Diary of Charles Francis Adams, volume 1

Monday. May. 24th. VIII.

Wednesday. May 26th. IX.

Tuesday. May 25th. VIII:30. CFA

1824-05-25

Tuesday. May 25th. VIII:30. CFA
Tuesday. May 25th. VIII:30.

Employed this morning as usual. We are so monotonous here at present that it is hardly possible to obtain material enough for amusement, in my journal. I finished the Pleasures of Imagination and wrote my Journal as usual. The family moved into the large room today as the rest of the house is entirely unoccupied. It is the Pleasantest part of the house so I rejoice at the circumstance. But my day was not spent in the most agreable manner so I sat down and amused myself as well as I could for want of my usual society in reading one of Mrs. Opie’s New Tales.1 It was the first called Mrs. Arlington’s. These are written very pleasantly, containing a great deal of vivacity, some nature and some good observation. Still they hold considerably to the romance of life and are too apt to take hold foolishly of the wild ideas of youth. Novels I think are generally injurious as they serve to increase the tendency to build castles in the air, which is naturally strong enough. The sudden blight of these prospects is frequently the cause of the destruction of their holders. Sheer elegance and magnificence however wished for, it is the lot of but few to possess.
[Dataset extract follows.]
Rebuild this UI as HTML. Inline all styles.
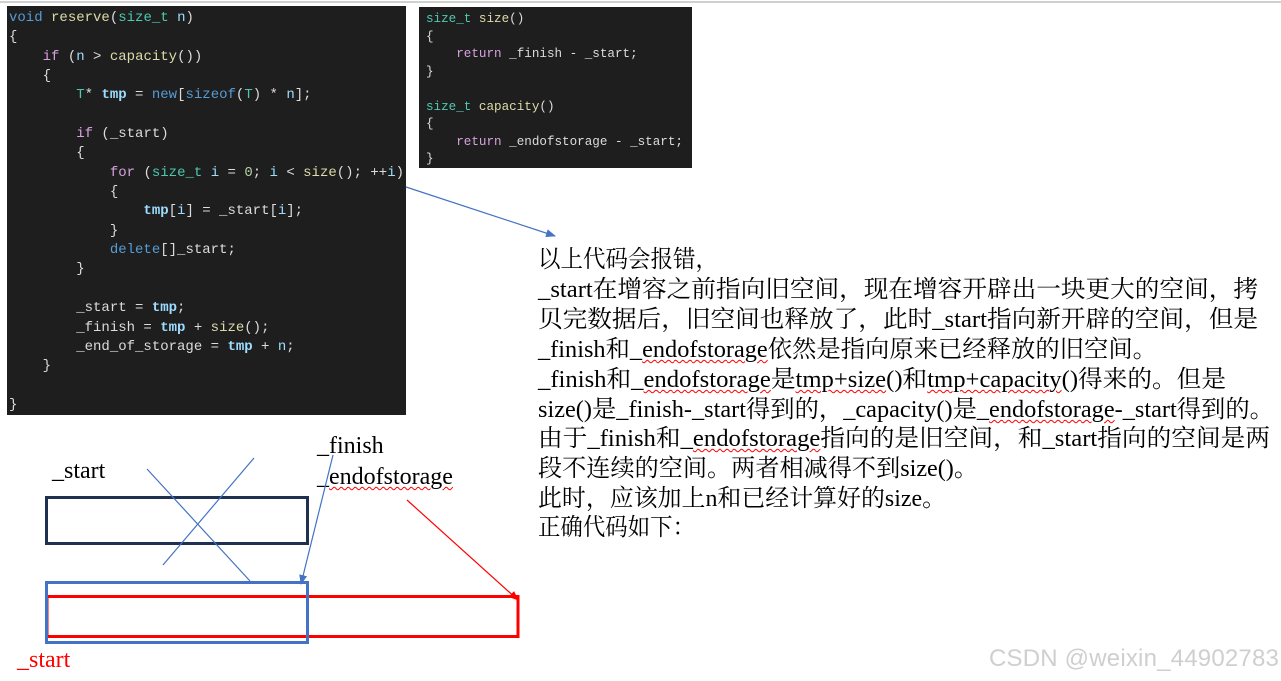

In the afternoon I wrote a letter to my mother2—it was a wretched scrawl and I was much ashamed of it but as this is no place to do any thing either elegantly or methodically I determined to let it go as I had made it. I am afraid my Journal will not appear to the best advantage when I look over it at Cambridge but rather than let it run down to wind up at Cambridge which would be difficult, I continue it badly. After tea I took a long walk to Milton with Thomas in which we had 158some interesting conversation concerning the family about which I have not been able to sound his knowledge hitherto. We returned and remained until nine o’clock in my Grandfather’s, reading the newspapers to him which my Uncle had brought out for he had been there, and brought out with him, a young man or boy rather a nephew of his by the name of Foster,3 a sufficiently modest young man.

I was at the table with the ladies until eleven when they retired when I had the comfortable task of sitting up with my Uncle when he was in one of his usual situations. It has often made me grieve to think this man should make himself a ruin to others and to himself, possessing as he does all those qualities requisite to make an excellent member of Society. But I fear the evil is irremediable for his own efforts to break the vice have not been successful and consequently no one else’s will be. XII:15.

1.

Mrs. Amelia Opie, New Tales, 4 vols., London, 1818.

2.

Missing.

3.

Charles Phineas Foster (1806–1879), of Boston, son of Phineas and Frances (Harrod) Foster and a member of CFA’s class at Harvard (Harvard Archives).